_TASK PROMPT_
Write out the entire listing below exactly as it appears, minus any pictures.

_DATASET EXTRACT_

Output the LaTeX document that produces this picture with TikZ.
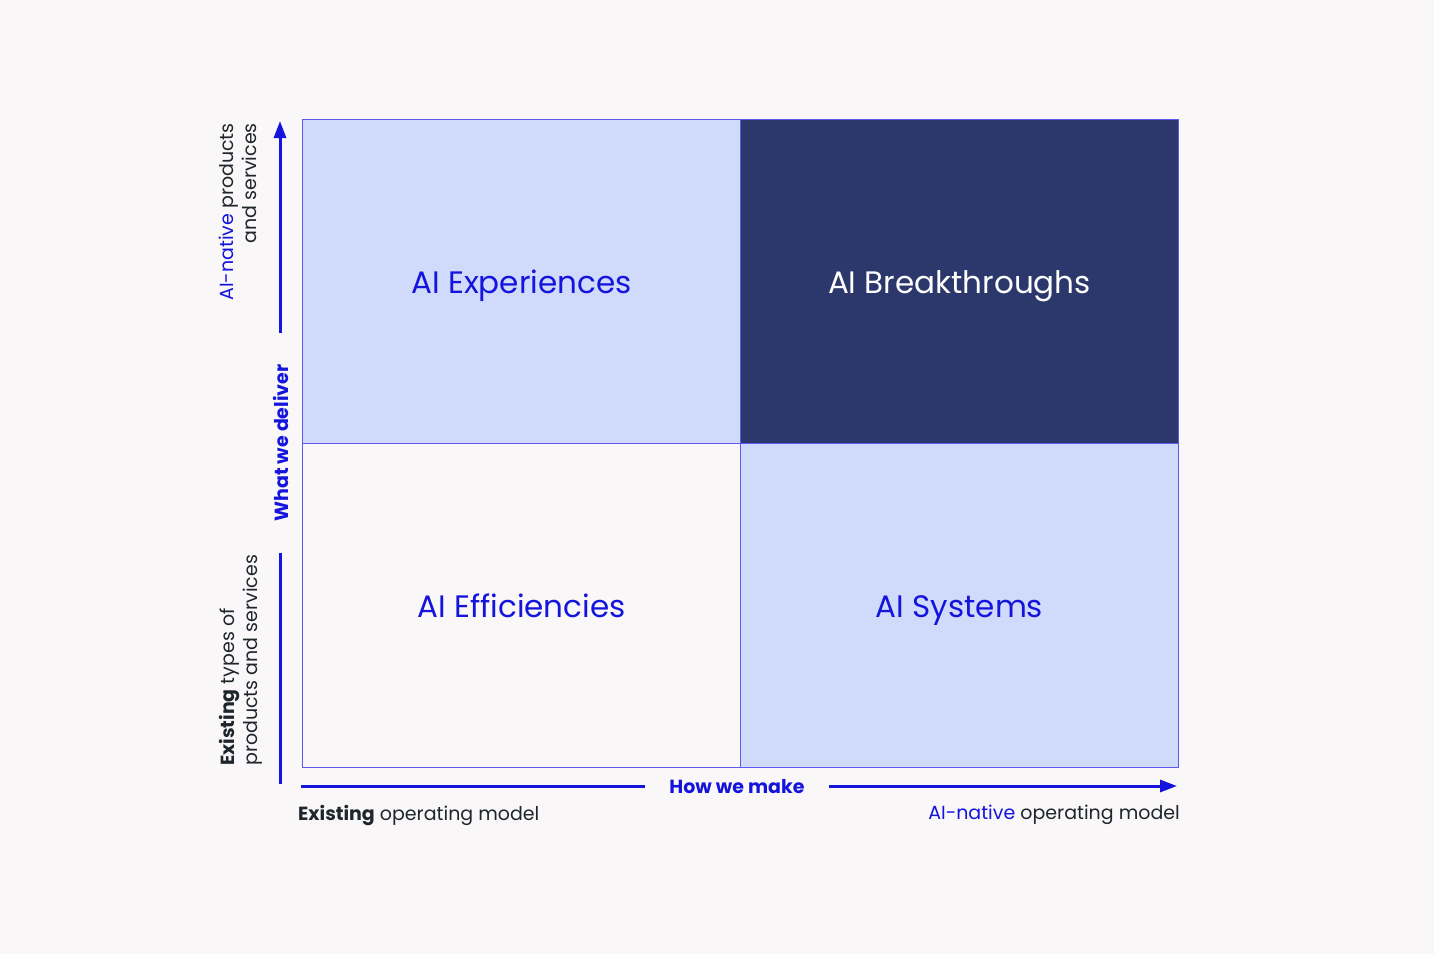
\documentclass[tikz,border=0pt]{standalone}
\usepackage{fontspec}
\setmainfont{Poppins}
\usetikzlibrary{arrows.meta}
\definecolor{bg}{HTML}{F9F7F8}
\definecolor{lightq}{HTML}{D0DAFB}
\definecolor{darkq}{HTML}{2C376B}
\definecolor{edge}{HTML}{5A5AF0}
\definecolor{ink}{HTML}{1414DC}
\definecolor{txt}{HTML}{1E262C}
\tikzset{
  quad/.style={draw=edge, line width=1.2pt, inner sep=0pt, minimum width=437.5pt, minimum height=323.5pt},
  qlabel/.style={anchor=base, yshift=-12pt, font=\fontsize{31}{36}\selectfont},
  axis/.style={draw=ink, line width=3pt},
  tip/.style={-{Triangle[length=17pt,width=12pt]}},
  side/.style={font=\fontsize{19}{23}\selectfont, text=txt, inner sep=0pt},
  axislabel/.style={font=\fontsize{19}{23}\selectfont\bfseries, text=ink, inner sep=0pt},
}
\begin{document}
\begin{tikzpicture}[x=1pt,y=-1pt]
  \useasboundingbox[fill=bg] (0,0) rectangle (1434,954);
  % the four quadrants
  \foreach \n/\x/\y/\f/\c/\t in {exp/521.5/281.5/lightq/ink/AI Experiences,
      brk/959.5/281.5/darkq/white/AI Breakthroughs,
      eff/521.5/605.5/bg/ink/AI Efficiencies,
      sys/959.5/605.5/lightq/ink/AI Systems}{
    \node[quad, fill=\f](\n) at (\x,\y){};
    \node[qlabel, text=\c](\n-label) at (\n){\t};
  }
  % vertical axis
  \node[axislabel, rotate=90](deliver) at (281,443){What we deliver};
  \coordinate (vtop) at (280,121);
  \coordinate (vup) at (280,333);
  \coordinate (vdown) at (280,553);
  \coordinate (vbot) at (280,784);
  \draw[axis, tip](vup)--(vtop);
  \draw[axis](vdown)--(vbot);
  \node[side, rotate=90, align=right, anchor=north east](native) at (219,123){\textcolor{ink}{AI-native} products\\and services};
  \node[side, rotate=90, align=left, anchor=north west](existing) at (219,766){\textbf{Existing} types of\\products and services};
  % horizontal axis
  \node[axislabel](make) at (737,787){How we make};
  \coordinate (hleft) at (301,786);
  \coordinate (hin) at (645,786);
  \coordinate (hout) at (829,786);
  \coordinate (hright) at (1177,786);
  \draw[axis](hleft)--(hin);
  \draw[axis, tip](hout)--(hright);
  \node[side, anchor=west](oldmodel) at (298,815){\textbf{Existing} operating model};
  \node[side, anchor=east](newmodel) at (1180,815){\textcolor{ink}{AI-native} operating model};
\end{tikzpicture}
\end{document}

_TASK RESPONSE_
Output the LaTeX document that produces this picture with TikZ.
\documentclass[tikz,border=0pt]{standalone}
\usepackage{fontspec}
\setmainfont{Poppins}
\usetikzlibrary{arrows.meta}
\definecolor{bg}{HTML}{F9F7F8}
\definecolor{lightq}{HTML}{D0DAFB}
\definecolor{darkq}{HTML}{2C376B}
\definecolor{edge}{HTML}{5A5AF0}
\definecolor{ink}{HTML}{1414DC}
\definecolor{txt}{HTML}{1E262C}
\tikzset{
  quad/.style={draw=edge, line width=1.2pt, inner sep=0pt, minimum width=437.5pt, minimum height=323.5pt},
  qlabel/.style={anchor=base, yshift=-12pt, font=\fontsize{31}{36}\selectfont},
  axis/.style={draw=ink, line width=3pt},
  tip/.style={-{Triangle[length=17pt,width=12pt]}},
  side/.style={font=\fontsize{19}{23}\selectfont, text=txt, inner sep=0pt},
  axislabel/.style={font=\fontsize{19}{23}\selectfont\bfseries, text=ink, inner sep=0pt},
}
\begin{document}
\begin{tikzpicture}[x=1pt,y=-1pt]
  \useasboundingbox[fill=bg] (0,0) rectangle (1434,954);
  % the four quadrants
  \foreach \n/\x/\y/\f/\c/\t in {exp/521.5/281.5/lightq/ink/AI Experiences,
      brk/959.5/281.5/darkq/white/AI Breakthroughs,
      eff/521.5/605.5/bg/ink/AI Efficiencies,
      sys/959.5/605.5/lightq/ink/AI Systems}{
    \node[quad, fill=\f](\n) at (\x,\y){};
    \node[qlabel, text=\c](\n-label) at (\n){\t};
  }
  % vertical axis
  \node[axislabel, rotate=90](deliver) at (281,443){What we deliver};
  \coordinate (vtop) at (280,121);
  \coordinate (vup) at (280,333);
  \coordinate (vdown) at (280,553);
  \coordinate (vbot) at (280,784);
  \draw[axis, tip](vup)--(vtop);
  \draw[axis](vdown)--(vbot);
  \node[side, rotate=90, align=right, anchor=north east](native) at (219,123){\textcolor{ink}{AI-native} products\\and services};
  \node[side, rotate=90, align=left, anchor=north west](existing) at (219,766){\textbf{Existing} types of\\products and services};
  % horizontal axis
  \node[axislabel](make) at (737,787){How we make};
  \coordinate (hleft) at (301,786);
  \coordinate (hin) at (645,786);
  \coordinate (hout) at (829,786);
  \coordinate (hright) at (1177,786);
  \draw[axis](hleft)--(hin);
  \draw[axis, tip](hout)--(hright);
  \node[side, anchor=west](oldmodel) at (298,815){\textbf{Existing} operating model};
  \node[side, anchor=east](newmodel) at (1180,815){\textcolor{ink}{AI-native} operating model};
\end{tikzpicture}
\end{document}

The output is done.